You’ve heard it a million times, games these days are easy. This is said often, also mocked, parodied, and cited. Is it even true? I don’t think it is at all. I think there are other underlying factors to this.
Even though I have completed over 300 games in my lifetime and that’s just the ones I remember, I will admit that there are several that I simply was unable to beat for a multitude of reasons. These reasons vary from not knowing what to do, how to do it, or simply not finding the game at all enjoyable. However there are not many games where I was unable to win because of sheer difficulty.
I will admit that some games back then were quite brutal. One of the games I played was the Genesis game Jewel Master. A warrior’s quest to find twelve magic rings, and use their powers to create a holy blade and defeat Jardine the Mad. A challenging game indeed, especially if you don’t know how to take the four Lv3 rings and make the Blade. Going back to it likely ten years later after finding my old copy in my Gran’s attic, I was able to complete it easily.
I am no stranger to difficult games, and over time my base skill at a game, along with my logic of learning the basic mechanics and the concept of DPS, has improved. I now pick doing 10 damage three times on random targets over 40 damage to one. As a result I am better at games in general. I assume most gamers have five, ten, maybe fifteen years of experience playing games, perhaps even twenty. Years ago, I picked up the Sega Genesis Classics Collection, and I played through some classics apparently from an era where games were difficult. Phantasy Star 2, 3, and 4, Shinobi 3, Altered Beast, Kid Chameleon, all challenging games (except Altered Beast, that’s just a shoddy game) and I stomped every one of them.
There are plenty of modern games however that have made me rip my hair out. Etrian Odyssey 3 for example is one of the hardest JRPGs I’ve played, Devil May Cry is a joke on normal, a challenge on Hard, and I will never utter the horrors of Dante Must Die. Bunny Must Die: Chelsea and the Seven Devils is also hit and miss on its difficulty, being a bit crazy and unbalanced on certain aspects, and you know by now Touhou is just downright cruel stage 4 onwards.
Those are things I can agree are difficult, but there are some things where I have to bite my lip to hold in my laughter when people say it’s hard. Castlevania: Order of Ecclesia is often said to be a very difficult game. Yeah, if you play on hard mode, on a new game, with a level cap of 1. The fact Shanoa can get in five or six attacks in one second doesn’t make for the hardest game even with her fairly lackluster attack power. How do I attack that fast? Years of experience. Hell, I play Super Meat Boy with a keyboard, I’m that fast with my fingers.
Well I have 2994 deaths and have 54% progress but that’s besides the point.

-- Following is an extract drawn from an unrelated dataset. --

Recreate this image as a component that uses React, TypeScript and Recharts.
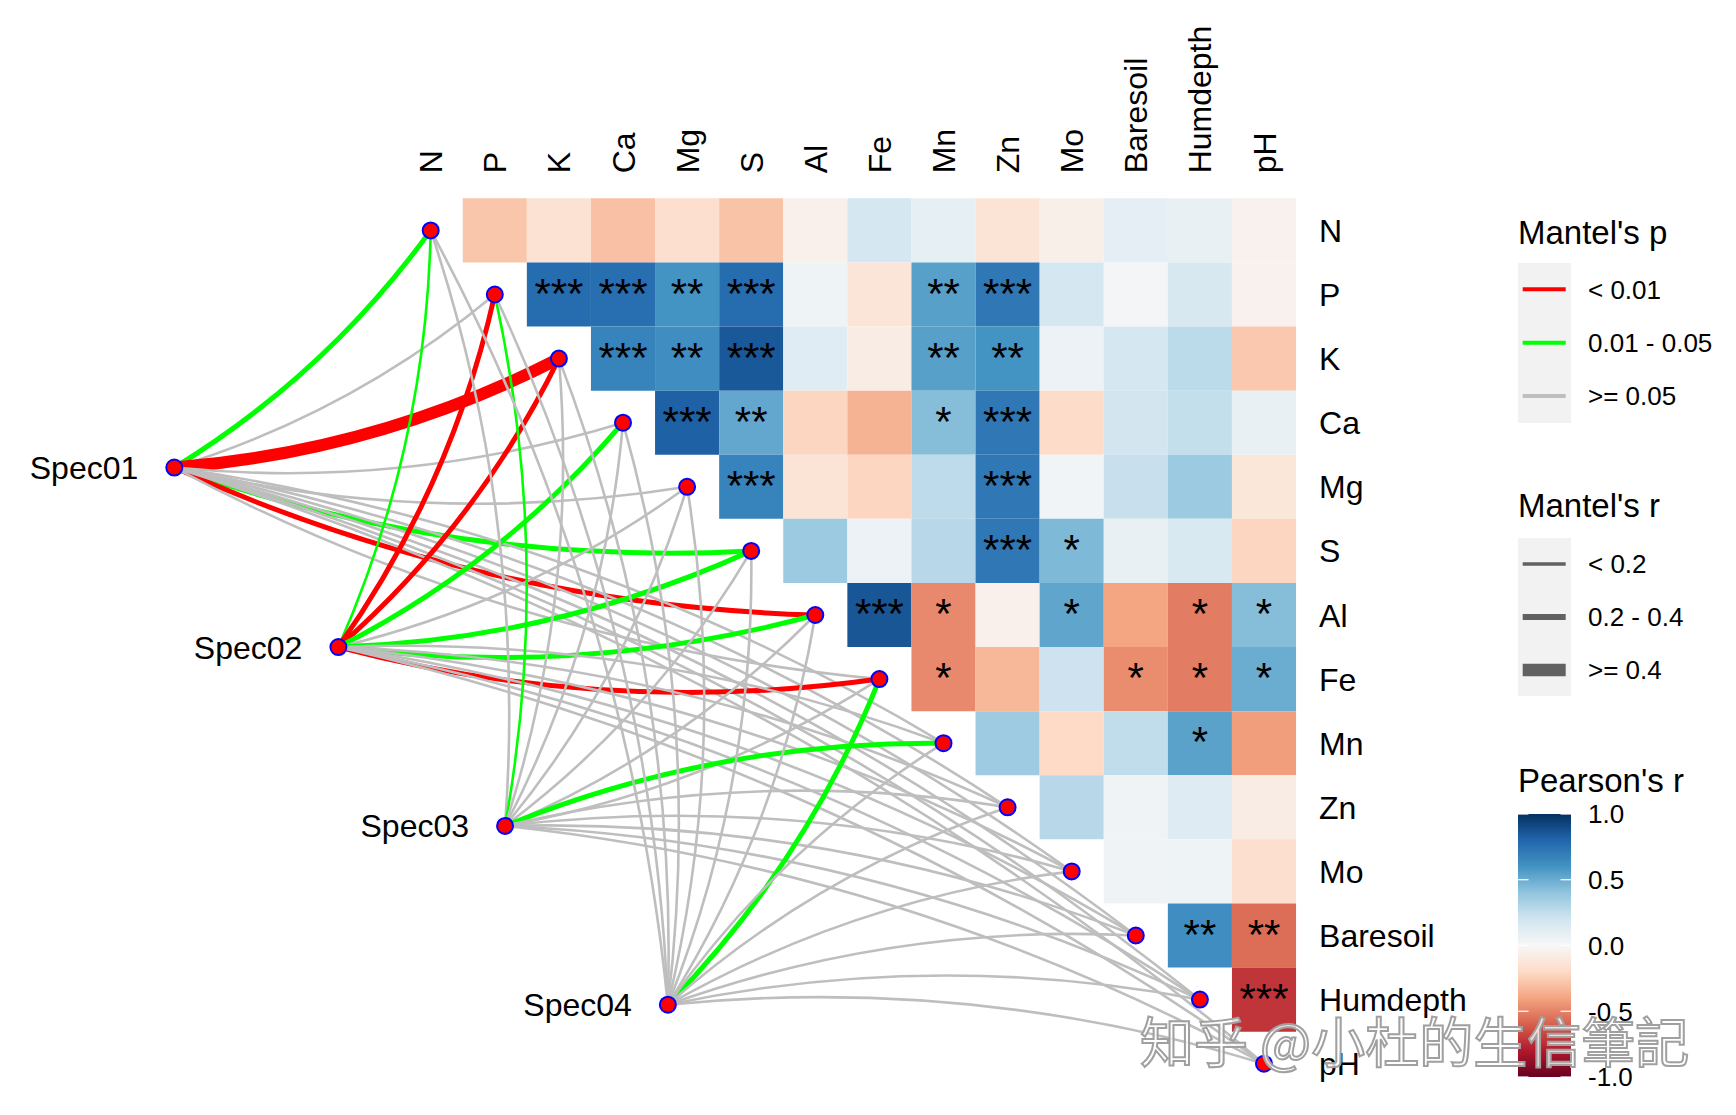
import React from 'react';
import { ComposedChart, XAxis, YAxis, ReferenceArea, ReferenceLine, Scatter } from 'recharts';

// ---------------- data ----------------
const envVars = ['N', 'P', 'K', 'Ca', 'Mg', 'S', 'Al', 'Fe', 'Mn', 'Zn', 'Mo', 'Baresoil', 'Humdepth', 'pH'];

// Pearson's r, upper triangle: each row lists the columns to the right of the diagonal
const corrN = [-0.28, -0.15, -0.3, -0.17, -0.29, -0.05, 0.18, 0.09, -0.14, -0.06, 0.1, 0.08, -0.04];
const corrP = [0.77, 0.76, 0.6, 0.77, 0.05, -0.13, 0.55, 0.72, 0.18, 0.02, 0.17, -0.04];
const corrK = [0.67, 0.62, 0.85, 0.12, -0.08, 0.55, 0.6, 0.06, 0.18, 0.27, -0.27];
const corrCa = [0.82, 0.52, -0.22, -0.35, 0.43, 0.72, -0.19, 0.19, 0.24, 0.08];
const corrMg = [0.67, -0.14, -0.22, 0.26, 0.72, 0.03, 0.23, 0.37, -0.12];
const corrS = [0.37, 0.06, 0.28, 0.72, 0.45, 0.08, 0.16, -0.22];
const corrAl = [0.86, -0.48, -0.05, 0.53, -0.4, -0.52, 0.43];
const corrFe = [-0.48, -0.33, 0.21, -0.47, -0.52, 0.5];
const corrMn = [0.36, -0.2, 0.25, 0.54, -0.42];
const corrZn = [0.28, 0.04, 0.13, -0.08];
const corrMo = [0.04, 0.05, -0.17];
const corrBaresoil = [0.62, -0.56];
const corrHumdepth = [-0.72];

const starsN = ['', '', '', '', '', '', '', '', '', '', '', '', ''];
const starsP = ['***', '***', '**', '***', '', '', '**', '***', '', '', '', ''];
const starsK = ['***', '**', '***', '', '', '**', '**', '', '', '', ''];
const starsCa = ['***', '**', '', '', '*', '***', '', '', '', ''];
const starsMg = ['***', '', '', '', '***', '', '', '', ''];
const starsS = ['', '', '', '***', '*', '', '', ''];
const starsAl = ['***', '*', '', '*', '', '*', '*'];
const starsFe = ['*', '', '', '*', '*', '*'];
const starsMn = ['', '', '', '*', ''];
const starsZn = ['', '', '', ''];
const starsMo = ['', '', ''];
const starsBaresoil = ['**', '**'];
const starsHumdepth = ['***'];

const specNames = ['Spec01', 'Spec02', 'Spec03', 'Spec04'];

const P_LOW = '< 0.01';
const P_MID = '0.01 - 0.05';
const P_HIGH = '>= 0.05';
const R_LOW = '< 0.2';
const R_MID = '0.2 - 0.4';
const R_HIGH = '>= 0.4';

// Mantel's p class, per env variable (order of envVars)
const mantelP01 = [P_MID, P_HIGH, P_LOW, P_HIGH, P_HIGH, P_MID, P_LOW, P_HIGH, P_HIGH, P_HIGH, P_HIGH, P_HIGH, P_HIGH, P_HIGH];
const mantelP02 = [P_MID, P_LOW, P_LOW, P_MID, P_HIGH, P_MID, P_MID, P_LOW, P_HIGH, P_HIGH, P_HIGH, P_HIGH, P_HIGH, P_HIGH];
const mantelP03 = [P_HIGH, P_MID, P_HIGH, P_HIGH, P_HIGH, P_HIGH, P_HIGH, P_HIGH, P_MID, P_HIGH, P_HIGH, P_HIGH, P_HIGH, P_HIGH];
const mantelP04 = [P_HIGH, P_HIGH, P_HIGH, P_HIGH, P_HIGH, P_HIGH, P_HIGH, P_MID, P_HIGH, P_HIGH, P_HIGH, P_HIGH, P_HIGH, P_HIGH];
// Mantel's r class
const mantelR01 = [R_MID, R_LOW, R_HIGH, R_LOW, R_LOW, R_MID, R_MID, R_LOW, R_LOW, R_LOW, R_LOW, R_LOW, R_LOW, R_LOW];
const mantelR02 = [R_LOW, R_MID, R_MID, R_MID, R_LOW, R_MID, R_MID, R_MID, R_LOW, R_LOW, R_LOW, R_LOW, R_LOW, R_LOW];
const mantelR03 = [R_LOW, R_LOW, R_LOW, R_LOW, R_LOW, R_LOW, R_LOW, R_LOW, R_MID, R_LOW, R_LOW, R_LOW, R_LOW, R_LOW];
const mantelR04 = [R_LOW, R_LOW, R_LOW, R_LOW, R_LOW, R_LOW, R_LOW, R_MID, R_LOW, R_LOW, R_LOW, R_LOW, R_LOW, R_LOW];

const pearsonTicks = [1.0, 0.5, 0.0, -0.5, -1.0];

// ---------------- layout / style ----------------
const W = 1736;
const H = 1115;
const CELL = 64.1;
const ORIGIN_X = 430.7;
const ORIGIN_Y = 230.4;
const X_DOMAIN: [number, number] = [-ORIGIN_X / CELL, (W - ORIGIN_X) / CELL];
const Y_DOMAIN: [number, number] = [-ORIGIN_Y / CELL, (H - ORIGIN_Y) / CELL];
const SPEC_ANCHORS = [
  { x: -4.0, y: 3.7 },
  { x: -1.44, y: 6.5 },
  { x: 1.16, y: 9.29 },
  { x: 3.7, y: 12.08 },
];
const FONT = '"Liberation Sans", Arial, Helvetica, sans-serif';
const P_COLORS: Record<string, string> = { [P_LOW]: '#FF0000', [P_MID]: '#00FF00', [P_HIGH]: '#BEBEBE' };
const R_WIDTHS: Record<string, number> = { [R_LOW]: 2.6, [R_MID]: 5, [R_HIGH]: 12 };
const R_KEY_WIDTHS: Record<string, number> = { [R_LOW]: 3.3, [R_MID]: 6, [R_HIGH]: 12.7 };

const RDBU = ['#67001F', '#B2182B', '#D6604D', '#F4A582', '#FDDBC7', '#F7F7F7', '#D1E5F0', '#92C5DE', '#4393C3', '#2166AC', '#053061'];
const hexToRgb = (h: string) => [parseInt(h.slice(1, 3), 16), parseInt(h.slice(3, 5), 16), parseInt(h.slice(5, 7), 16)];
function corrColor(v: number): string {
  const t = ((Math.max(-1, Math.min(1, v)) + 1) / 2) * 10;
  const i = Math.min(9, Math.floor(t));
  const f = t - i;
  const a = hexToRgb(RDBU[i]);
  const b = hexToRgb(RDBU[i + 1]);
  const c = a.map((x, k) => Math.round(x + (b[k] - x) * f));
  return `rgb(${c[0]},${c[1]},${c[2]})`;
}

// ---------------- derived tables ----------------
const corrRows = [corrN, corrP, corrK, corrCa, corrMg, corrS, corrAl, corrFe, corrMn, corrZn, corrMo, corrBaresoil, corrHumdepth];
const starRows = [starsN, starsP, starsK, starsCa, starsMg, starsS, starsAl, starsFe, starsMn, starsZn, starsMo, starsBaresoil, starsHumdepth];
const cells = corrRows.flatMap((row, r) =>
  row.map((v, k) => ({ row: r, col: r + 1 + k, value: v, star: starRows[r][k] }))
);
const starData = cells.filter((c) => c.star).map((c) => ({ x: c.col, y: c.row, label: c.star }));

const mantelP = [mantelP01, mantelP02, mantelP03, mantelP04];
const mantelR = [mantelR01, mantelR02, mantelR03, mantelR04];
const links = specNames.flatMap((s, si) =>
  envVars.map((e, ei) => ({ spec: si, env: ei, p: mantelP[si][ei], r: mantelR[si][ei] }))
);
const specYs = SPEC_ANCHORS.map((a) => a.y);
const specCenterY = (Math.min(...specYs) + Math.max(...specYs)) / 2;

const envNodes = envVars.map((name, i) => ({ x: i, y: i, name }));
const specNodes = specNames.map((name, i) => ({ x: SPEC_ANCHORS[i].x, y: SPEC_ANCHORS[i].y, name }));
const topLabels = envVars.map((name, i) => ({ x: i, y: -0.5, name }));
const rightLabels = envVars.map((name, i) => ({ x: envVars.length - 0.5, y: i, name }));

// ---------------- shapes ----------------
const curveShape = (sign: number, color: string, width: number) => (props: any) => {
  const { x1, y1, x2, y2 } = props;
  if ([x1, y1, x2, y2].some((v) => typeof v !== 'number' || isNaN(v))) return <g />;
  const dx = x2 - x1;
  const dy = y2 - y1;
  const c = 0.1 * sign;
  const qx = (x1 + x2) / 2 - c * dy;
  const qy = (y1 + y2) / 2 + c * dx;
  return <path d={`M${x1},${y1} Q${qx},${qy} ${x2},${y2}`} fill="none" stroke={color} strokeWidth={width} />;
};

const NodeDot = (props: any) => (
  <circle cx={props.cx} cy={props.cy} r={8} fill="#FF0000" stroke="#0000FF" strokeWidth={2} />
);

const SpecNode = (props: any) => (
  <g>
    <text x={props.cx - 36} y={props.cy + 11.5} textAnchor="end" fontFamily={FONT} fontSize={32} fill="#000">
      {props.payload.name}
    </text>
    <circle cx={props.cx} cy={props.cy} r={8} fill="#FF0000" stroke="#0000FF" strokeWidth={2} />
  </g>
);

const TopLabel = (props: any) => (
  <text
    transform={`translate(${props.cx},${props.cy - 25}) rotate(-90)`}
    x={0}
    y={11.5}
    textAnchor="start"
    fontFamily={FONT}
    fontSize={32}
    fill="#000"
  >
    {props.payload.name}
  </text>
);

const RightLabel = (props: any) => (
  <text x={props.cx + 23} y={props.cy + 11.5} textAnchor="start" fontFamily={FONT} fontSize={32} fill="#000">
    {props.payload.name}
  </text>
);

const StarText = (props: any) => (
  <text x={props.cx} y={props.cy + 13} textAnchor="middle" fontFamily={FONT} fontSize={42} fill="#000">
    {props.payload.label}
  </text>
);

// ---------------- legend ----------------
const LEG_X = 1518;
const KEY_W = 53;
const TEXT_X = 1588;

function Legends() {
  const pKeys = [P_LOW, P_MID, P_HIGH];
  const rKeys = [R_LOW, R_MID, R_HIGH];
  const pRows = [289.3, 342.7, 396];
  const rRows = [564, 617, 670];
  const barTop = 814;
  const barH = 263;
  const stops = [...RDBU].reverse();
  return (
    <svg width={W} height={H} style={{ position: 'absolute', left: 0, top: 0, pointerEvents: 'none' }}>
      <defs>
        <linearGradient id="rdbu" x1="0" y1="0" x2="0" y2="1">
          {stops.map((c, i) => (
            <stop key={i} offset={`${(i / (stops.length - 1)) * 100}%`} stopColor={c} />
          ))}
        </linearGradient>
      </defs>
      <text x={LEG_X} y={244} fontFamily={FONT} fontSize={33} fill="#000">Mantel's p</text>
      <rect x={LEG_X} y={263} width={KEY_W} height={160} fill="#F2F2F2" />
      {pKeys.map((k, i) => (
        <g key={k}>
          <line x1={LEG_X + 4.7} x2={LEG_X + 47.7} y1={pRows[i]} y2={pRows[i]} stroke={P_COLORS[k]} strokeWidth={4} />
          <text x={TEXT_X} y={pRows[i] + 9.3} fontFamily={FONT} fontSize={26} fill="#000">{k}</text>
        </g>
      ))}
      <text x={LEG_X} y={517} fontFamily={FONT} fontSize={33} fill="#000">Mantel's r</text>
      <rect x={LEG_X} y={538} width={KEY_W} height={158} fill="#F2F2F2" />
      {rKeys.map((k, i) => (
        <g key={k}>
          <line x1={LEG_X + 4.7} x2={LEG_X + 47.7} y1={rRows[i]} y2={rRows[i]} stroke="#616161" strokeWidth={R_KEY_WIDTHS[k]} />
          <text x={TEXT_X} y={rRows[i] + 9.3} fontFamily={FONT} fontSize={26} fill="#000">{k}</text>
        </g>
      ))}
      <text x={LEG_X} y={792} fontFamily={FONT} fontSize={33} fill="#000">Pearson's r</text>
      <rect x={LEG_X} y={barTop} width={KEY_W} height={barH} fill="url(#rdbu)" />
      {pearsonTicks.map((v) => {
        const y = barTop + ((1 - v) / 2) * barH;
        return (
          <g key={v}>
            <line x1={LEG_X} x2={LEG_X + 10.5} y1={y} y2={y} stroke="#fff" strokeWidth={1.2} />
            <line x1={LEG_X + KEY_W - 10.5} x2={LEG_X + KEY_W} y1={y} y2={y} stroke="#fff" strokeWidth={1.2} />
            <text x={TEXT_X} y={y + 9.3} fontFamily={FONT} fontSize={26} fill="#000">{v.toFixed(1)}</text>
          </g>
        );
      })}
      <text
        x={1140}
        y={1063}
        fontFamily='"Noto Sans CJK SC", "Noto Sans CJK TC", sans-serif'
        fontSize={54}
        fill="#ffffff"
        fillOpacity={0.8}
        stroke="#a0a0a0"
        strokeWidth={2}
      >
        知乎 @小杜的生信筆記
      </text>
    </svg>
  );
}

export default function App() {
  return (
    <div style={{ position: 'absolute', left: 0, top: 0, width: W, height: H, overflow: 'hidden', background: '#fff' }}>
      <ComposedChart width={W} height={H} margin={{ top: 0, right: 0, bottom: 0, left: 0 }}>
        <XAxis type="number" dataKey="x" domain={X_DOMAIN} hide allowDataOverflow scale="linear" />
        <YAxis type="number" dataKey="y" domain={Y_DOMAIN} reversed hide allowDataOverflow scale="linear" />
        {cells.map((c) => (
          <ReferenceArea
            key={`c-${c.row}-${c.col}`}
            x1={c.col - 0.5}
            x2={c.col + 0.5}
            y1={c.row - 0.5}
            y2={c.row + 0.5}
            fill={corrColor(c.value)}
            fillOpacity={1}
            stroke="none"
            ifOverflow="visible"
          />
        ))}
        {links.map((l) => {
          const a = SPEC_ANCHORS[l.spec];
          const sign = l.env < specCenterY ? 1 : -1;
          return (
            <ReferenceLine
              key={`l-${l.spec}-${l.env}`}
              segment={[{ x: a.x, y: a.y }, { x: l.env, y: l.env }]}
              ifOverflow="visible"
              shape={curveShape(sign, P_COLORS[l.p], R_WIDTHS[l.r])}
            />
          );
        })}
        <Scatter data={starData} shape={StarText} isAnimationActive={false} />
        <Scatter data={envNodes} shape={NodeDot} isAnimationActive={false} />
        <Scatter data={specNodes} shape={SpecNode} isAnimationActive={false} />
        <Scatter data={topLabels} shape={TopLabel} isAnimationActive={false} />
        <Scatter data={rightLabels} shape={RightLabel} isAnimationActive={false} />
      </ComposedChart>
      <Legends />
    </div>
  );
}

I don’t think that games have gotten easier at all. There are many parts of game difficulty I can put down to poor game design. The controls of some older games are bloody awful. Simon for example in classic Castlevania can jump at a fixed angle, straight up, and swing his whip. That’s it. Ys on the Master System had mobs right outside the starting town that would kill you in a single blow, and attacking a mob was touching the very edge of their sprite with the very edge of yours with pixel-perfect precision or else they would slaughter you in an instant. Until you get a decent weapon, then it becomes much less brutal.
Anyone will tell you that their first reaction to Dwarf Fortress was “What the Hell?”. The game is poorly optimized and trying to work the interface is a bloody nightmare. The finer points of the game and building in three dimensions is when the game goes from a learning curve to a learning cliff. It’s not a difficult game if you know exactly how to work the interface but before that it’s a nightmare.
Another factor is how back in the day, we didn’t have sites like GameFAQS, we had to get our cheats from magazines and there was no certainty those magazines played the same games you played. The fact we now have access to boards, detailed guides spanning hundreds and sometimes thousands of pages, wikis that can gather a very dedicated fanbase collaborating, and so on. Name one quest in any game and I’ll give you detailed info in five minutes even though I’ve never heard of it before.
There is also the theory of difficulty setting curves. Most Japanese games follow a formula where easy and normal are both easy, hard laughs in your face, and the difficulty with a name exclusive to the series douses you in gasoline and sets you on fire. If you play a game on the default settings, do you have the right to say the game is easy? The difference between Hard and Dante Must Die in the Devil May Cry series is an entire world apart.
Next time you pick up a game, stick it on hard and unplug the internet until you complete it, tell me how long it takes you to start crying.
Or you can keep going on about dirty casuals.